How do property taxes work in Tennessee, and how do they affect my mortgage?
Property taxes in Tennessee are assessed and collected at the county level. Here's how they work:
- Assessment: County assessors determine the assessed value of your property, which is typically a percentage of its market value (varies by county, often 25-40%).
- Tax Rate: Each county sets its own tax rate, which is applied to the assessed value.

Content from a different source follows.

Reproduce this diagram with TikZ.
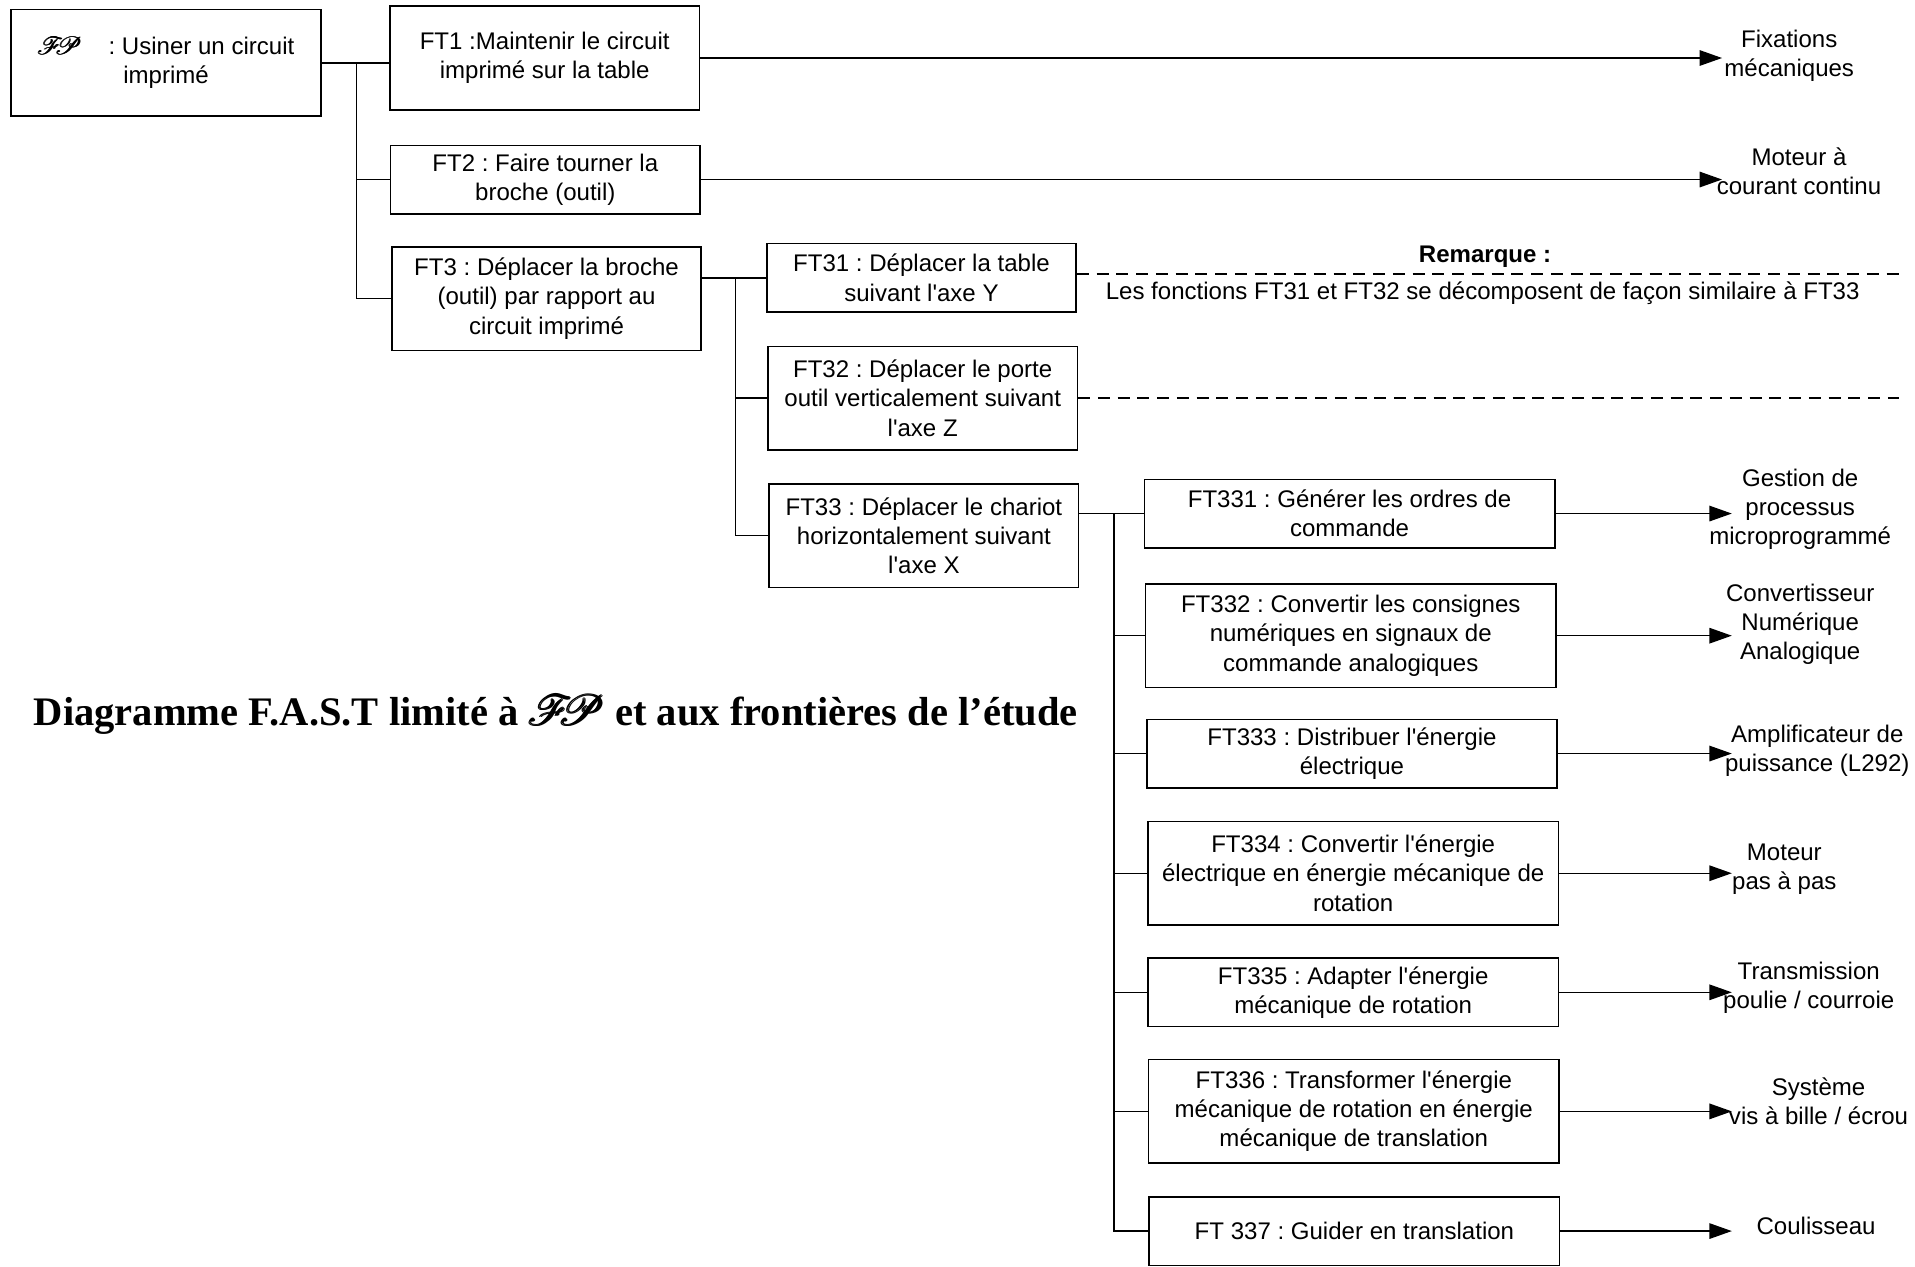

The rate is expressed in dollars per $100 of assessed value.
- Calculation: Annual property tax = (Assessed Value / 100) × Tax Rate
- Payment: Property taxes are typically paid annually, but lenders often collect a portion with each mortgage payment and hold it in an escrow account to pay the taxes when they're due.
Property taxes affect your mortgage in two ways:
- Monthly Payment: If your lender collects property taxes with your mortgage payment, your monthly payment will include an amount for taxes (annual taxes divided by 12).
- Escrow Account: Your lender will typically require you to maintain an escrow account with enough funds to cover your property taxes (and often homeowners insurance) when they're due.
In our calculator, the property tax amount is estimated based on the home price and the tax rate you enter, then divided by 12 to show the monthly impact on your mortgage payment.